== Task brief ==
Begin with the line containing "Reproduce this chart with matplotlib." and end with the line containing "1.97, 2.00, 2.015, 2.02, 2.01, 1.99, 1.95, 1.90, 1.85, 1.80]". Give those lines again exactly, leaving out the images.

== Records with drawing code ==
>>>>

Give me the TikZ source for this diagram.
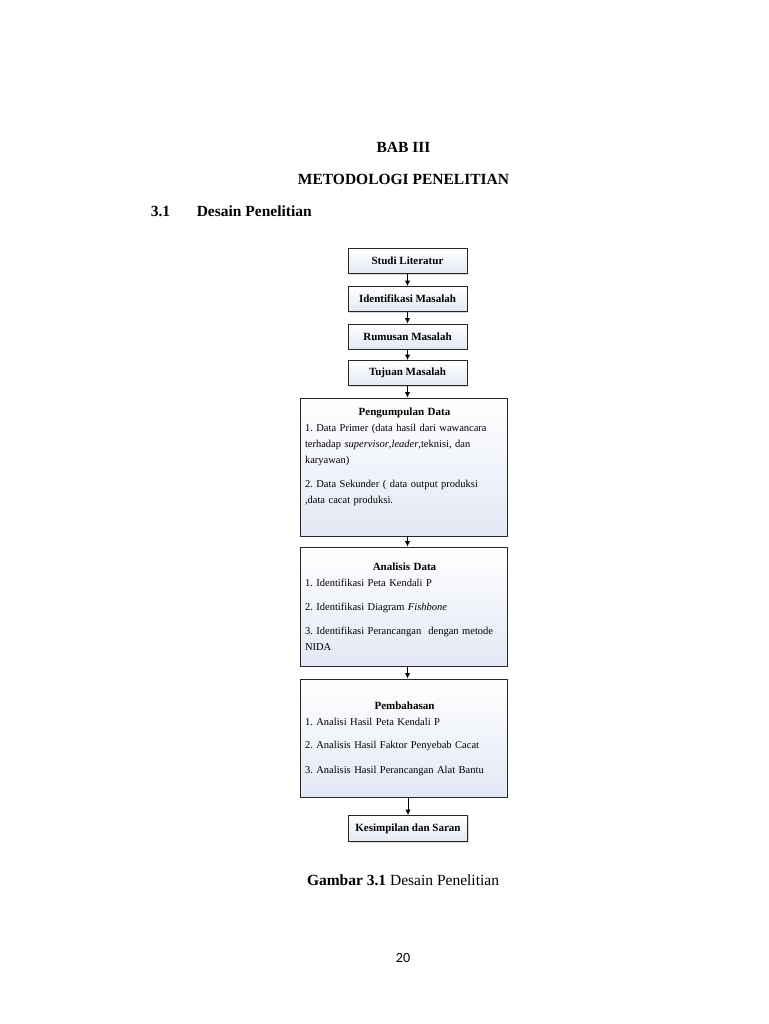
\documentclass[tikz,border=0pt]{standalone}
\usepackage{fontspec}
\setmainfont{Liberation Serif}
\newfontfamily\pagenumfont{Carlito}
\usepackage{xcolor}
\usetikzlibrary{arrows.meta,shadows,positioning}
\setlength\parindent{0pt}
\frenchspacing
\definecolor{boxbot}{RGB}{226,232,244}
\newcommand\boxtitle[1]{\centerline{\fontsize{11}{16}\selectfont\bfseries #1}}
\tikzset{
  every picture/.style={line join=round, line cap=round, >={Latex[length=5.5pt,width=5.5pt]}},
  smallbox/.style={draw=black!85, line width=0.9pt, top color=white, bottom color=boxbot,
    minimum width=119pt, minimum height=25pt, inner sep=0pt,
    font=\fontsize{11}{13}\selectfont\bfseries,
    drop shadow={shadow xshift=1pt,shadow yshift=-1pt,opacity=0.3}},
  bigbox/.style={smallbox, minimum width=207pt},
  boxtext/.style={text width=199pt, align=left, inner sep=0pt, font=\fontsize{10.5}{16}\selectfont\frenchspacing},
  heading/.style={anchor=base, font=\fontsize{15.5}{18}\selectfont\bfseries},
}

\begin{document}
\begin{tikzpicture}[x=1pt,y=-1pt,->,line width=0.9pt]
\useasboundingbox(0,0) rectangle (768,1024);
\fill[white](0,0) rectangle (768,1024);
\node[heading](bab) at (403.5,153){BAB III};
\node[heading](judul) at (403.5,185){METODOLOGI PENELITIAN};
\node[heading,anchor=base west](subno) at (147,217){3.1};
\node[heading,anchor=base west](subjudul) at (193,217){Desain Penelitian};
\node[smallbox](studi) at (407.5,261){Studi Literatur};
\node[smallbox](ident) at (407.5,299){Identifikasi Masalah};
\node[smallbox](rumusan) at (407.5,336.5){Rumusan Masalah};
\node[smallbox](tujuan) at (407.5,373){Tujuan Masalah};
\node[bigbox,minimum height=138pt](kumpul) at (403.5,467){};
\node[bigbox,minimum height=119pt](analisis) at (403.5,606.5){};
\node[bigbox,minimum height=118pt](bahas) at (403.5,738){};
\node[smallbox,minimum height=26pt](simpul) at (408,828.5){Kesimpilan dan Saran};
\node[boxtext,below=10pt of kumpul.north,xshift=1pt](kumpultxt){\boxtitle{Pengumpulan Data}
1. Data Primer (data hasil dari wawancara\\
terhadap \textit{supervisor},\textit{leader},teknisi, dan\\
karyawan)\\[8pt]
2. Data Sekunder ( data output produksi\\
,data cacat produksi.};
\node[boxtext,below=16pt of analisis.north,xshift=1pt](analisistxt){\boxtitle{Analisis Data}
1. Identifikasi Peta Kendali P\\[8pt]
2. Identifikasi Diagram \textit{Fishbone}\\[8pt]
3. Identifikasi Perancangan\ \ dengan metode\\
NIDA};
\node[boxtext,below=23pt of bahas.north,xshift=1pt](bahastxt){\boxtitle{Pembahasan}
1. Analisi Hasil Peta Kendali P\\[7pt]
2. Analisis Hasil Faktor Penyebab Cacat\\[9pt]
3. Analisis Hasil Perancangan Alat Bantu};
\draw(studi)--(ident);
\draw(ident)--(rumusan);
\draw(rumusan)--(tujuan);
\draw(tujuan)--(tujuan|-kumpul.north);
\draw(kumpul.south-|studi)--(analisis.north-|studi);
\draw(analisis.south-|studi)--(bahas.north-|studi);
\draw(bahas.south-|simpul)--(simpul);
\node[anchor=base,font=\fontsize{15.5}{18}\selectfont](caption) at (403,885){\textbf{Gambar 3.1} Desain Penelitian};
\node[anchor=base,font=\pagenumfont\fontsize{14}{16}\selectfont](halaman) at (403,962){20};
\end{tikzpicture}
\end{document}
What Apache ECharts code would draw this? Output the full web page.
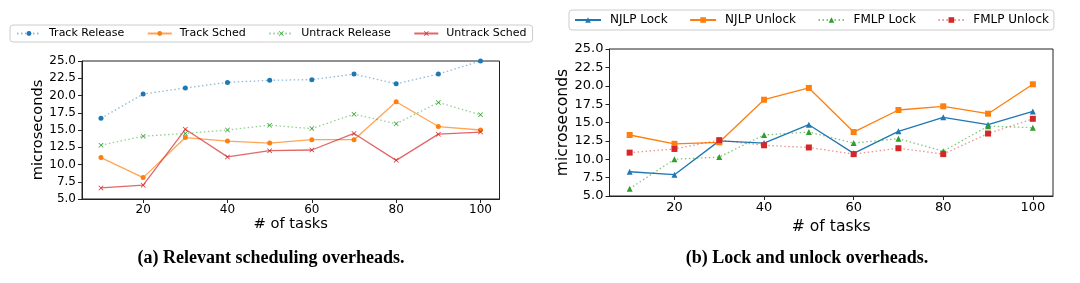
<!DOCTYPE html>
<html>
<head>
<meta charset="utf-8">
<script src="https://cdn.jsdelivr.net/npm/echarts@6/dist/echarts.min.js"></script>
<style>
  html, body { margin: 0; padding: 0; background: #fff; }
  #chart { width: 1080px; height: 283px; }
</style>
</head>
<body>
<div id="chart"></div>
<script>
// number of tasks (x values) and the tick labels on the x axis
const tasks = [10, 20, 30, 40, 50, 60, 70, 80, 90, 100]
const xTicks = [20, 40, 60, 80, 100]

// (a) relevant scheduling overheads
const trackRelease = [16.7, 20.2, 21.1, 21.9, 22.2, 22.3, 23.1, 21.7, 23.1, 25.0]
const trackSched = [11.0, 8.1, 13.9, 13.4, 13.1, 13.6, 13.6, 19.1, 15.5, 15.0]
const untrackRelease = [12.8, 14.1, 14.5, 15.0, 15.7, 15.2, 17.3, 15.9, 19.0, 17.2]
const untrackSched = [6.6, 7.0, 15.1, 11.1, 12.0, 12.1, 14.5, 10.6, 14.4, 14.7]

// (b) lock and unlock overheads
const njlpLock = [8.3, 7.9, 12.5, 12.2, 14.7, 10.8, 13.8, 15.7, 14.7, 16.5]
const njlpUnlock = [13.3, 12.1, 12.3, 18.1, 19.7, 13.7, 16.7, 17.2, 16.2, 20.2]
const fmlpLock = [6.0, 10.0, 10.3, 13.3, 13.7, 12.2, 12.8, 11.1, 14.5, 14.3]
const fmlpUnlock = [10.9, 11.4, 12.6, 11.9, 11.6, 10.7, 11.5, 10.7, 13.5, 15.5]

const FONT = 'DejaVu Sans'
const BLUE = '#1f77b4', ORANGE = '#ff7f0e', GREEN = '#2ca02c', RED = '#d62728'
const CROSS = 'path://M0,1L1,0L5,4L9,0L10,1L6,5L10,9L9,10L5,6L1,10L0,9L4,5Z'

const chart = echarts.init(document.getElementById('chart'))

function mkSeries(name, vals, gi, color, symbol, size, dotted, alpha) {
  return {
    name: name,
    type: 'line',
    xAxisIndex: gi,
    yAxisIndex: gi,
    data: tasks.map((t, i) => [t, vals[i]]),
    symbol: symbol,
    symbolSize: size,
    itemStyle: { color: color },
    lineStyle: { color: color, width: 1.3, type: dotted ? [1.5, 2.5] : 'solid', opacity: alpha },
    emphasis: { disabled: true },
    animation: false
  }
}

function xAxis(gi, fs, nfs, gap) {
  return {
    gridIndex: gi, type: 'value', min: 5.5, max: 104.5,
    splitLine: { show: false },
    axisLine: { show: true, onZero: false, lineStyle: { color: '#222', width: 1 } },
    axisTick: { show: true, customValues: xTicks, length: 4, lineStyle: { color: '#222' } },
    axisLabel: { customValues: xTicks, fontSize: fs, color: '#000', margin: 5, fontFamily: FONT },
    name: '# of tasks', nameLocation: 'middle', nameGap: gap,
    nameTextStyle: { fontSize: nfs, color: '#000', fontFamily: FONT }
  }
}

function yAxis(gi, fs, nfs, gap) {
  return {
    gridIndex: gi, type: 'value', min: 5, max: 25, interval: 2.5,
    splitLine: { show: false },
    axisLine: { show: true, onZero: false, lineStyle: { color: '#222', width: 1 } },
    axisTick: { show: true, length: 4, lineStyle: { color: '#222' } },
    axisLabel: { fontSize: fs, color: '#000', margin: 6, fontFamily: FONT, formatter: v => v.toFixed(1) },
    name: 'microseconds', nameLocation: 'middle', nameGap: gap,
    nameTextStyle: { fontSize: nfs, color: '#000', fontFamily: FONT }
  }
}

chart.setOption({
  animation: false,
  grid: [
    { left: 82, right: 580.5, top: 61, bottom: 84, show: true, borderColor: '#222', borderWidth: 1 },
    { left: 609.5, right: 27, top: 49, bottom: 87, show: true, borderColor: '#222', borderWidth: 1 }
  ],
  xAxis: [xAxis(0, 12, 14.7, 17), xAxis(1, 13, 15.6, 18)],
  yAxis: [yAxis(0, 12, 14.6, 35), yAxis(1, 13, 15.6, 35)],
  legend: [
    {
      left: 10, top: 25, padding: [3, 6], itemGap: 22.5, itemWidth: 24, itemHeight: 6,
      borderColor: '#ccc', borderWidth: 1, borderRadius: 3,
      textStyle: { fontSize: 11, color: '#000', fontFamily: FONT, padding: [0, 0, 0, 3] },
      data: ['Track Release', 'Track Sched', 'Untrack Release', 'Untrack Sched']
    },
    {
      left: 569, top: 10, padding: [4, 5], itemGap: 21.5, itemWidth: 26, itemHeight: 7,
      borderColor: '#ccc', borderWidth: 1, borderRadius: 3,
      textStyle: { fontSize: 12, color: '#000', fontFamily: FONT, padding: [0, 0, 0, 4] },
      data: ['NJLP Lock', 'NJLP Unlock', 'FMLP Lock', 'FMLP Unlock']
    }
  ],
  series: [
    mkSeries('Track Release', trackRelease, 0, BLUE, 'circle', 5, true, 0.5),
    mkSeries('Track Sched', trackSched, 0, ORANGE, 'circle', 5, false, 0.7),
    mkSeries('Untrack Release', untrackRelease, 0, GREEN, CROSS, 5, true, 0.5),
    mkSeries('Untrack Sched', untrackSched, 0, RED, CROSS, 5, false, 0.7),
    mkSeries('NJLP Lock', njlpLock, 1, BLUE, 'triangle', 6, false, 1),
    mkSeries('NJLP Unlock', njlpUnlock, 1, ORANGE, 'rect', 6, false, 1),
    mkSeries('FMLP Lock', fmlpLock, 1, GREEN, 'triangle', 6, true, 0.6),
    mkSeries('FMLP Unlock', fmlpUnlock, 1, RED, 'rect', 6, true, 0.5)
  ],
  graphic: [
    {
      type: 'text', x: 271, y: 249,
      style: { text: '(a) Relevant scheduling overheads.', font: 'bold 18px "Liberation Serif"', fill: '#000', align: 'center' }
    },
    {
      type: 'text', x: 807, y: 249,
      style: { text: '(b) Lock and unlock overheads.', font: 'bold 18px "Liberation Serif"', fill: '#000', align: 'center' }
    }
  ]
})
</script>
</body>
</html>
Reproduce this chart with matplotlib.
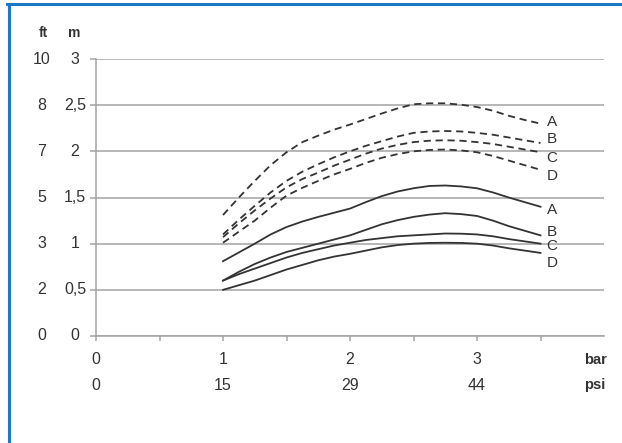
import numpy as np
import matplotlib
matplotlib.use("Agg")
import matplotlib.pyplot as plt
from matplotlib.lines import Line2D
from matplotlib.transforms import blended_transform_factory

plt.rcParams['font.family'] = ['Liberation Sans', 'DejaVu Sans']

# pressure (bar) at which the curves were read
bar = [1.0, 1.125, 1.25, 1.375, 1.5, 1.625, 1.75, 1.875, 2.0, 2.125, 2.25,
       2.375, 2.5, 2.625, 2.75, 2.875, 3.0, 3.125, 3.25, 3.375, 3.5]

# dashed curves (m)
dash_a = [1.31, 1.50, 1.68, 1.85, 1.99, 2.10, 2.17, 2.235, 2.29, 2.35, 2.41,
          2.465, 2.51, 2.52, 2.52, 2.505, 2.48, 2.44, 2.385, 2.34, 2.30]
dash_b = [1.10, 1.26, 1.41, 1.555, 1.68, 1.78, 1.86, 1.935, 2.00, 2.06, 2.11,
          2.16, 2.20, 2.215, 2.22, 2.215, 2.20, 2.18, 2.15, 2.12, 2.09]
dash_c = [1.07, 1.22, 1.36, 1.49, 1.61, 1.70, 1.77, 1.845, 1.91, 1.975, 2.03,
          2.07, 2.10, 2.115, 2.12, 2.115, 2.10, 2.08, 2.05, 2.02, 1.99]
dash_d = [1.01, 1.13, 1.25, 1.39, 1.52, 1.605, 1.68, 1.75, 1.81, 1.875, 1.93,
          1.97, 2.00, 2.015, 2.02, 2.01, 1.99, 1.95, 1.90, 1.85, 1.80]

# solid curves (m)
solid_a = [0.81, 0.905, 1.00, 1.10, 1.18, 1.24, 1.29, 1.335, 1.38, 1.45, 1.515,
           1.565, 1.60, 1.625, 1.63, 1.62, 1.60, 1.555, 1.50, 1.45, 1.40]
solid_b = [0.60, 0.695, 0.78, 0.85, 0.91, 0.955, 1.00, 1.045, 1.09, 1.15, 1.21,
           1.255, 1.29, 1.315, 1.33, 1.32, 1.30, 1.25, 1.19, 1.14, 1.09]
solid_c = [0.60, 0.67, 0.73, 0.79, 0.85, 0.90, 0.94, 0.98, 1.01, 1.04, 1.06,
           1.08, 1.09, 1.10, 1.11, 1.108, 1.10, 1.08, 1.05, 1.025, 1.00]
solid_d = [0.50, 0.55, 0.60, 0.66, 0.72, 0.77, 0.82, 0.86, 0.89, 0.925, 0.96,
           0.985, 1.00, 1.008, 1.01, 1.008, 1.00, 0.98, 0.95, 0.925, 0.90]

letters = ["A", "B", "C", "D"]
dash_label_y = [2.32, 2.13, 1.93, 1.73]
solid_label_y = [1.37, 1.13, 0.97, 0.79]

# axis labels
m_ticks = [0, 0.5, 1, 1.5, 2, 2.5, 3]
m_labels = ["0", "0,5", "1", "1,5", "2", "2,5", "3"]
ft_labels = ["0", "2", "3", "5", "7", "8", "10"]
bar_ticks = [0, 1, 2, 3]
psi_labels = ["0", "15", "29", "44"]

LINE = "#333333"
GRID = "#a3a3a3"
TXT = "#333333"

fig = plt.figure(figsize=(6.22, 4.43), dpi=100)
ax = fig.add_axes([96/622, 1 - 336/443, 508/622, 277/443])

for ys in [dash_a, dash_b, dash_c, dash_d]:
    ax.plot(bar, ys, color=LINE, lw=1.3, dashes=(4, 2.6))
for ys in [solid_a, solid_b, solid_c, solid_d]:
    ax.plot(bar, ys, color=LINE, lw=1.3)

for l, y in zip(letters, dash_label_y):
    ax.text(3.59, y, l, ha="center", va="center", fontsize=11, color=TXT)
for l, y in zip(letters, solid_label_y):
    ax.text(3.59, y, l, ha="center", va="center", fontsize=11, color=TXT)

ax.set_xlim(0, 4)
ax.set_ylim(0, 3)
ax.set_yticks(m_ticks)
ax.yaxis.grid(True, color=GRID, lw=1.1)
ax.set_axisbelow(True)
ax.set_xticks(bar_ticks)
ax.set_xticks([0.5, 1.5, 2.5, 3.5], minor=True)
ax.tick_params(axis="y", length=4.3, width=1.1, color=GRID, labelleft=False)
ax.tick_params(axis="x", which="both", length=3.3, width=1.1, color=GRID, labelbottom=False)
for s in ["top", "right"]:
    ax.spines[s].set_visible(False)
for s in ["left", "bottom"]:
    ax.spines[s].set_color(GRID)
    ax.spines[s].set_linewidth(1.1)

# two-column y labels (ft and m)
ty = blended_transform_factory(fig.transFigure, ax.transData)
for y, ft, m in zip(m_ticks, ft_labels, m_labels):
    fig.text(42/622, y, ft, transform=ty, ha="center", va="center", fontsize=11.5, color=TXT)
    fig.text(75/622, y, m, transform=ty, ha="center", va="center", fontsize=11.5, color=TXT)
fig.text(43/622, 1 - 33/443, "ft", ha="center", va="center", fontsize=10, fontweight="bold", color=TXT)
fig.text(74/622, 1 - 33/443, "m", ha="center", va="center", fontsize=10, fontweight="bold", color=TXT)

# two-row x labels (bar and psi)
tx = blended_transform_factory(ax.transData, fig.transFigure)
for x, p in zip(bar_ticks, psi_labels):
    fig.text(x, 1 - 360/443, str(x), transform=tx, ha="center", va="center", fontsize=11.5, color=TXT)
    fig.text(x, 1 - 385/443, p, transform=tx, ha="center", va="center", fontsize=11.5, color=TXT)
fig.text(584/622, 1 - 360/443, "bar", ha="left", va="center", fontsize=10.5, fontweight="bold", color=TXT)
fig.text(584/622, 1 - 385/443, "psi", ha="left", va="center", fontsize=10.5, fontweight="bold", color=TXT)

# blue frame on top and left
BLUE = "#1a78c6"
fig.add_artist(Line2D([7.5/622, 1], [1 - 3.7/443, 1 - 3.7/443], color=BLUE, lw=2.2))
fig.add_artist(Line2D([8.7/622, 8.7/622], [0, 1 - 3.7/443], color=BLUE, lw=2.2))

fig.savefig("out.png", dpi=100)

<<<<

== Answer to this problem ==
Reproduce this chart with matplotlib.
import numpy as np
import matplotlib
matplotlib.use("Agg")
import matplotlib.pyplot as plt
from matplotlib.lines import Line2D
from matplotlib.transforms import blended_transform_factory

plt.rcParams['font.family'] = ['Liberation Sans', 'DejaVu Sans']

# pressure (bar) at which the curves were read
bar = [1.0, 1.125, 1.25, 1.375, 1.5, 1.625, 1.75, 1.875, 2.0, 2.125, 2.25,
       2.375, 2.5, 2.625, 2.75, 2.875, 3.0, 3.125, 3.25, 3.375, 3.5]

# dashed curves (m)
dash_a = [1.31, 1.50, 1.68, 1.85, 1.99, 2.10, 2.17, 2.235, 2.29, 2.35, 2.41,
          2.465, 2.51, 2.52, 2.52, 2.505, 2.48, 2.44, 2.385, 2.34, 2.30]
dash_b = [1.10, 1.26, 1.41, 1.555, 1.68, 1.78, 1.86, 1.935, 2.00, 2.06, 2.11,
          2.16, 2.20, 2.215, 2.22, 2.215, 2.20, 2.18, 2.15, 2.12, 2.09]
dash_c = [1.07, 1.22, 1.36, 1.49, 1.61, 1.70, 1.77, 1.845, 1.91, 1.975, 2.03,
          2.07, 2.10, 2.115, 2.12, 2.115, 2.10, 2.08, 2.05, 2.02, 1.99]
dash_d = [1.01, 1.13, 1.25, 1.39, 1.52, 1.605, 1.68, 1.75, 1.81, 1.875, 1.93,
          1.97, 2.00, 2.015, 2.02, 2.01, 1.99, 1.95, 1.90, 1.85, 1.80]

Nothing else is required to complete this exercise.